* **Task brief**
Starting at the line that contains "Emit a component" and stopping at the line that contains "const DEPTH = 6;", transcribe every line of the material below exactly; pictures stay out.

* **Supplied material**
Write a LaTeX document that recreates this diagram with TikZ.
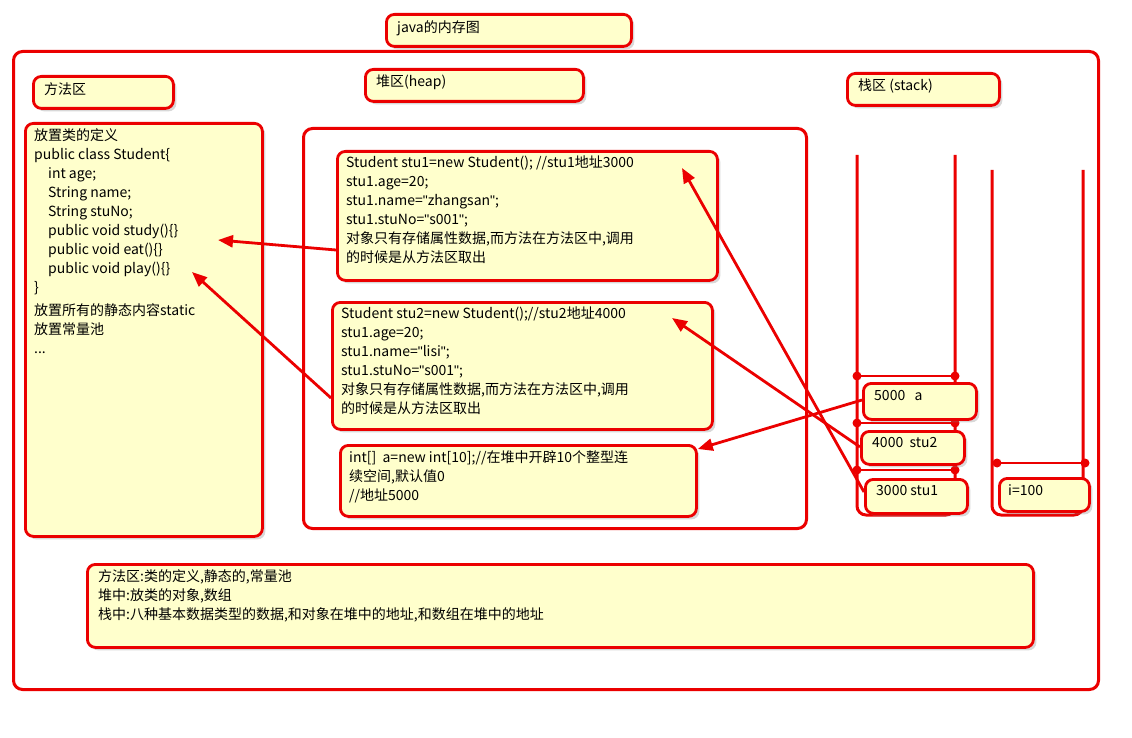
\documentclass[tikz,border=0pt]{standalone}
\usepackage{fontspec}
\setmainfont{Noto Sans CJK SC}
\newfontfamily\latfont{Liberation Sans}
\newcommand{\dq}{{\latfont\symbol{34}}}
\usetikzlibrary{shadows,arrows.meta}
\definecolor{notefill}{RGB}{255,255,204}
\definecolor{linered}{RGB}{235,0,0}

\begin{document}
\begin{tikzpicture}[
    x=1pt, y=-1pt,
    every node/.style={font=\fontsize{14}{19}\selectfont},
    box/.style={rectangle, draw=linered, line width=2.8pt, fill=notefill, rounded corners=8pt, anchor=north west, inner sep=0pt, drop shadow={shadow xshift=3pt, shadow yshift=-3pt, opacity=.3}},
    frame/.style={rectangle, draw=linered, line width=3pt, fill=white, rounded corners=9pt, anchor=north west, inner sep=0pt},
    txt/.style={anchor=north west, align=left, inner sep=0pt},
    arrow/.style={-{Triangle[length=15pt,width=12pt]}, draw=linered, line width=2.8pt},
    wall/.style={draw=linered, line width=3pt, rounded corners=9pt},
    dotline/.style={draw=linered, line width=2.8pt},
    dot/.style={circle, fill=linered, inner sep=0pt, minimum size=9pt}
]
\useasboundingbox (0,0) rectangle (1132,738);

% outer frame and title
\node[frame, minimum width=1085pt, minimum height=638pt] (outer) at (12,50) {};
\node[box, minimum width=245pt, minimum height=32pt] (title) at (385,13) {};
\node[txt] (titletxt) at (397,20) {java的内存图};

% area labels
\node[box, minimum width=140pt, minimum height=32pt] (methodlbl) at (32,75) {};
\node[txt] (methodlbltxt) at (44,82) {方法区};
\node[box, minimum width=218pt, minimum height=32pt] (heaplbl) at (364,68) {};
\node[txt] (heaplbltxt) at (376,75) {堆区(heap)};
\node[box, minimum width=152pt, minimum height=32pt] (stacklbl) at (846,72) {};
\node[txt] (stacklbltxt) at (858,79) {栈区 (stack)};

% method area
\node[box, minimum width=237pt, minimum height=413pt] (method) at (24,122) {};
\node[txt] (methodtxt) at (34,128) {放置类的定义\\public class Student\{\\
\quad int age;\\\quad String name;\\\quad String stuNo;\\
\quad public void study()\{\}\\\quad public void eat()\{\}\\\quad public void play()\{\}\\
\}\\[4pt]放置所有的静态内容static\\放置常量池\\...};
\coordinate (study) at (218,240);
\coordinate (play) at (192,272);

% heap
\node[frame, minimum width=503pt, minimum height=400pt] (heap) at (302,127) {};
\node[box, minimum width=380pt, minimum height=129pt] (stu1) at (336,150) {};
\node[txt] (stu1txt) at (346,156) {Student stu1=new Student(); //stu1地址3000\\stu1.age=20;\\
stu1.name=\dq zhangsan\dq;\\stu1.stuNo=\dq s001\dq;\\对象只有存储属性数据,而方法在方法区中,调用\\的时候是从方法区取出};
\node[box, minimum width=380pt, minimum height=127pt] (stu2) at (331,301) {};
\node[txt] (stu2txt) at (341,307) {Student stu2=new Student();//stu2地址4000\\stu1.age=20;\\
stu1.name=\dq lisi\dq;\\stu1.stuNo=\dq s001\dq;\\对象只有存储属性数据,而方法在方法区中,调用\\的时候是从方法区取出};
\node[box, minimum width=356pt, minimum height=71pt] (arr) at (339,444) {};
\node[txt] (arrtxt) at (349,450) {int[]\ \ a=new int[10];//在堆中开辟10个整型连\\续空间,默认值0\\//地址5000};

% stacks
\draw[wall] (857,155) -- (857,515) -- (955,515) -- (955,155);
\draw[wall] (992,170) -- (992,515) -- (1083,515) -- (1083,170);
\foreach \y in {376,423,470} {
  \draw[dotline] (857,\y) node[dot] {} -- (955,\y) node[dot] {};
}
\draw[dotline] (997,463) node[dot] {} -- (1085,463) node[dot] {};
\node[box, minimum width=113pt, minimum height=36pt] (vara) at (862,382) {};
\node[txt] (varatxt) at (874,390) {5000\ \ \ a};
\node[box, minimum width=103pt, minimum height=33pt] (varstu2) at (860,430) {};
\node[txt] (varstu2txt) at (872,437) {4000\ \ stu2};
\node[box, minimum width=102pt, minimum height=34pt] (varstu1) at (864,478) {};
\node[txt] (varstu1txt) at (876,485) {3000 stu1};
\node[box, minimum width=90pt, minimum height=33pt] (vari) at (998,477) {};
\node[txt] (varitxt) at (1008,484) {i=100};

% summary
\node[box, minimum width=946pt, minimum height=83pt] (summary) at (86,563) {};
\node[txt] (summarytxt) at (98,569) {方法区:类的定义,静态的,常量池\\堆中:放类的对象,数组\\栈中:八种基本数据类型的数据,和对象在堆中的地址,和数组在堆中的地址};

% references
\draw[arrow] (stu1.west |- 0,250) -- (study);
\draw[arrow] (stu2.west |- 0,398) -- (play);
\draw[arrow] (vara.west |- 0,400) -- (arr.east |- 0,449);
\draw[arrow] (varstu2.west |- 0,447) -- (672,318);
\draw[arrow] (varstu1.west |- 0,492) -- (682,168);
\end{tikzpicture}
\end{document}
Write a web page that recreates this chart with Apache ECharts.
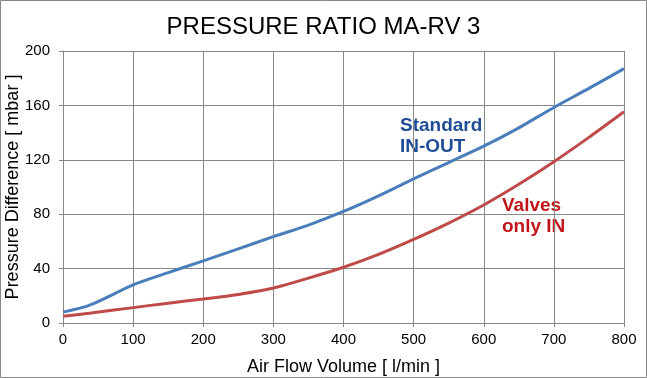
<!DOCTYPE html>
<html>
<head>
<meta charset="utf-8">
<script src="https://cdn.jsdelivr.net/npm/echarts@6/dist/echarts.min.js"></script>
<style>
html,body{margin:0;padding:0;background:#fff;}
#c{width:647px;height:378px;}
</style>
</head>
<body>
<div id="c"></div>
<script>
const flow = [0, 40, 100, 150, 200, 250, 300, 350, 400, 450, 500, 550, 600, 650, 700, 750, 800];
const standardInOut = [8, 13.5, 28, 37, 45.7, 54.5, 63.5, 72, 82, 93.5, 106, 118, 130, 143.5, 158.5, 172.5, 187];
const valvesOnlyIn = [4.9, 7.4, 11.3, 14.6, 17.6, 21, 25.7, 33, 41, 50.5, 61.5, 73.5, 86.8, 102, 118.6, 136.5, 155.3];
const yTicks = [0, 40, 80, 120, 160, 200];
const xTicks = [0, 100, 200, 300, 400, 500, 600, 700, 800];

const FONT = 'Liberation Sans, Arial, sans-serif';
const chart = echarts.init(document.getElementById('c'), null, {renderer: 'canvas'});
const pair = (xs, ys) => xs.map((x, i) => [x, ys[i]]);

chart.setOption({
  animation: false,
  backgroundColor: '#fff',
  title: {
    text: 'PRESSURE RATIO MA-RV 3',
    left: 'center',
    top: 10,
    textStyle: {fontFamily: FONT, fontSize: 24, fontWeight: 'normal', color: '#000'}
  },
  grid: {left: 63, right: 23, top: 51, bottom: 55, containLabel: false, outerBoundsMode: 'none'},
  xAxis: {
    type: 'value',
    min: xTicks[0], max: xTicks[xTicks.length - 1], interval: 100,
    name: 'Air Flow Volume [ l/min ]',
    nameLocation: 'middle',
    nameGap: 35,
    nameMoveOverlap: false,
    nameTextStyle: {fontFamily: FONT, fontSize: 18, color: '#000'},
    axisLine: {show: true, lineStyle: {color: '#888', width: 1}},
    axisTick: {show: true, length: 4, lineStyle: {color: '#888'}},
    axisLabel: {fontFamily: FONT, fontSize: 15, color: '#000', margin: 9},
    splitLine: {show: true, lineStyle: {color: '#888', width: 1}}
  },
  yAxis: {
    type: 'value',
    min: yTicks[0], max: yTicks[yTicks.length - 1], interval: 40,
    name: 'Pressure Difference [ mbar ]',
    nameLocation: 'middle',
    nameGap: 41,
    nameRotate: 90,
    nameMoveOverlap: false,
    nameTextStyle: {fontFamily: FONT, fontSize: 18, color: '#000'},
    axisLine: {show: true, lineStyle: {color: '#888', width: 1}},
    axisTick: {show: true, length: 4, lineStyle: {color: '#888'}},
    axisLabel: {fontFamily: FONT, fontSize: 15, color: '#000', margin: 13},
    splitLine: {show: true, lineStyle: {color: '#888', width: 1}}
  },
  graphic: [
    {type: 'rect', shape: {x: 0.5, y: 0.5, width: 646, height: 377}, style: {fill: 'none', stroke: '#888', lineWidth: 1}, silent: true},
    {type: 'text', left: 400, top: 115, style: {text: 'Standard\nIN-OUT', fontFamily: FONT, fontSize: 19, fontWeight: 'bold', fill: '#1F4E96', lineHeight: 21}},
    {type: 'text', left: 502, top: 195, style: {text: 'Valves\nonly IN', fontFamily: FONT, fontSize: 19, fontWeight: 'bold', fill: '#C0161B', lineHeight: 21}}
  ],
  series: [
    {
      name: 'Standard IN-OUT', type: 'line', smooth: 0.3, showSymbol: false,
      data: pair(flow, standardInOut),
      lineStyle: {color: '#4A7EBB', width: 3},
      itemStyle: {color: '#4A7EBB'}
    },
    {
      name: 'Valves only IN', type: 'line', smooth: 0.3, showSymbol: false,
      data: pair(flow, valvesOnlyIn),
      lineStyle: {color: '#BE4B48', width: 3},
      itemStyle: {color: '#BE4B48'}
    }
  ]
});
</script>
</body>
</html>
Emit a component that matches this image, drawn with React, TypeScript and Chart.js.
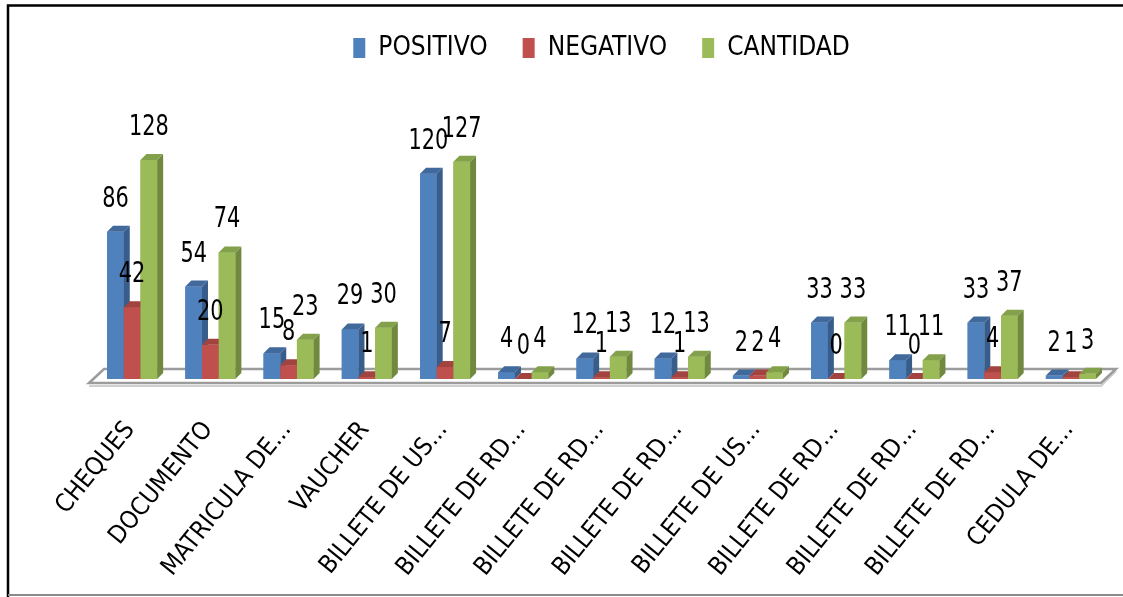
import { useEffect, useRef } from "react";
import { Chart, registerables } from "chart.js";

Chart.register(...registerables);

const categories = [
  "CHEQUES",
  "DOCUMENTO",
  "MATRICULA DE...",
  "VAUCHER",
  "BILLETE DE US...",
  "BILLETE DE RD...",
  "BILLETE DE RD...",
  "BILLETE DE RD...",
  "BILLETE DE US...",
  "BILLETE DE RD...",
  "BILLETE DE RD...",
  "BILLETE DE RD...",
  "CEDULA DE...",
];
const positivo = [86, 54, 15, 29, 120, 4, 12, 12, 2, 33, 11, 33, 2];
const negativo = [42, 20, 8, 1, 7, 0, 1, 1, 2, 0, 0, 4, 1];
const cantidad = [128, 74, 23, 30, 127, 4, 13, 13, 4, 33, 11, 37, 3];
const seriesNames = ["POSITIVO", "NEGATIVO", "CANTIDAD"];

const FRONT = ["#4F81BD", "#C0504D", "#9BBB59"];
const SIDE = ["#385D8A", "#8C3836", "#71893F"];
const TOP = ["#41699C", "#A24340", "#82A14A"];
const FONT = "'DejaVu Sans Condensed', 'DejaVu Sans', sans-serif";
const DEPTH = 6;

const bar3d = {
  id: "bar3d",
  beforeDatasetsDraw(chart: any) {
    const { ctx, chartArea } = chart;
    const l = chartArea.left, r = chartArea.right, b = chartArea.bottom;
    ctx.save();
    ctx.beginPath();
    ctx.moveTo(l - 4, b + 7);
    ctx.lineTo(r - 9, b + 7);
    ctx.lineTo(r + 6, b - 8);
    ctx.strokeStyle = "#CFCFCF";
    ctx.lineWidth = 2;
    ctx.stroke();
    ctx.beginPath();
    ctx.moveTo(l - 4, b + 4);
    ctx.lineTo(l + 11, b - 10);
    ctx.lineTo(r + 6, b - 10);
    ctx.lineTo(r - 9, b + 4);
    ctx.closePath();
    ctx.fillStyle = "#FFFFFF";
    ctx.fill();
    ctx.strokeStyle = "#9C9C9C";
    ctx.lineWidth = 2.5;
    ctx.stroke();
    ctx.restore();
  },
  afterDatasetsDraw(chart: any) {
    const { ctx } = chart;
    const metas = [0, 1, 2].map((i) => chart.getDatasetMeta(i));
    ctx.save();
    for (let j = 0; j < categories.length; j++) {
      for (let i = 0; i < 3; i++) {
        const el = metas[i].data[j];
        const { x, y, base, width } = el.getProps(["x", "y", "base", "width"], true);
        const l = x - width / 2;
        const r = x + width / 2;
        ctx.fillStyle = FRONT[i];
        ctx.fillRect(l, y, width, base - y);
        ctx.beginPath();
        ctx.moveTo(r, y);
        ctx.lineTo(r + DEPTH, y - DEPTH);
        ctx.lineTo(r + DEPTH, base - DEPTH);
        ctx.lineTo(r, base);
        ctx.closePath();
        ctx.fillStyle = SIDE[i];
        ctx.fill();
        ctx.beginPath();
        ctx.moveTo(l, y);
        ctx.lineTo(l + DEPTH, y - DEPTH);
        ctx.lineTo(r + DEPTH, y - DEPTH);
        ctx.lineTo(r, y);
        ctx.closePath();
        ctx.fillStyle = TOP[i];
        ctx.fill();
      }
    }
    ctx.font = `29px ${FONT}`;
    ctx.fillStyle = "#000";
    ctx.textAlign = "center";
    ctx.textBaseline = "alphabetic";
    const sx = 0.8;
    for (let i = 0; i < 3; i++) {
      const ds = chart.data.datasets[i];
      metas[i].data.forEach((el: any, j: number) => {
        const { x, y } = el.getProps(["x", "y"], true);
        ctx.save();
        ctx.translate(x, y - 25);
        ctx.scale(sx, 1);
        ctx.fillText(String(ds.data[j]), 0, 0);
        ctx.restore();
      });
    }
    ctx.restore();
  },
  afterDraw(chart: any) {
    const { ctx, width, height } = chart;
    ctx.save();
    ctx.strokeStyle = "#000";
    ctx.lineWidth = 2.5;
    ctx.beginPath();
    ctx.moveTo(8, height);
    ctx.lineTo(8, 5.5);
    ctx.lineTo(width, 5.5);
    ctx.stroke();
    ctx.strokeStyle = "#8A8A8A";
    ctx.lineWidth = 2;
    ctx.beginPath();
    ctx.moveTo(8, height - 2);
    ctx.lineTo(width, height - 2);
    ctx.stroke();
    ctx.restore();
  },
};

export default function App() {
  const ref = useRef<HTMLCanvasElement | null>(null);
  useEffect(() => {
    if (!ref.current) return;
    const chart = new Chart(ref.current, {
      type: "bar",
      data: {
        labels: categories,
        datasets: [positivo, negativo, cantidad].map((d, i) => ({
          label: seriesNames[i],
          data: d,
          backgroundColor: FRONT[i],
          borderWidth: 0,
          barPercentage: 1,
          categoryPercentage: 0.64,
        })),
      },
      options: {
        responsive: false,
        animation: false,
        layout: { padding: { top: 0, left: 93, right: 13, bottom: 0 } },
        plugins: {
          tooltip: { enabled: false },
          legend: {
            position: "top",
            labels: {
              boxWidth: 12,
              boxHeight: 20,
              padding: 35,
              color: "#000",
              font: { family: FONT, size: 26 },
            },
          },
        },
        scales: {
          y: { display: false, min: 0, max: 180 },
          x: {
            grid: { display: false },
            border: { display: false },
            ticks: {
              autoSkip: false,
              minRotation: 51,
              maxRotation: 51,
              labelOffset: -2,
              padding: 29,
              color: "#000",
              font: { family: FONT, size: 25 },
            },
            afterFit: (scale: any) => {
              scale.height = 218;
              scale.paddingLeft = 0;
              scale.paddingRight = 0;
            },
          },
        },
      },
      plugins: [bar3d],
    });
    return () => chart.destroy();
  }, []);
  return (
    <div style={{ position: "absolute", left: 0, top: 0, width: 1123, height: 597, background: "#fff" }}>
      <canvas ref={ref} width={1123} height={597} />
    </div>
  );
}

* **Solved exercise**
Emit a component that matches this image, drawn with React, TypeScript and Chart.js.
import { useEffect, useRef } from "react";
import { Chart, registerables } from "chart.js";

Chart.register(...registerables);

const categories = [
  "CHEQUES",
  "DOCUMENTO",
  "MATRICULA DE...",
  "VAUCHER",
  "BILLETE DE US...",
  "BILLETE DE RD...",
  "BILLETE DE RD...",
  "BILLETE DE RD...",
  "BILLETE DE US...",
  "BILLETE DE RD...",
  "BILLETE DE RD...",
  "BILLETE DE RD...",
  "CEDULA DE...",
];
const positivo = [86, 54, 15, 29, 120, 4, 12, 12, 2, 33, 11, 33, 2];
const negativo = [42, 20, 8, 1, 7, 0, 1, 1, 2, 0, 0, 4, 1];
const cantidad = [128, 74, 23, 30, 127, 4, 13, 13, 4, 33, 11, 37, 3];
const seriesNames = ["POSITIVO", "NEGATIVO", "CANTIDAD"];

const FRONT = ["#4F81BD", "#C0504D", "#9BBB59"];
const SIDE = ["#385D8A", "#8C3836", "#71893F"];
const TOP = ["#41699C", "#A24340", "#82A14A"];
const FONT = "'DejaVu Sans Condensed', 'DejaVu Sans', sans-serif";
const DEPTH = 6;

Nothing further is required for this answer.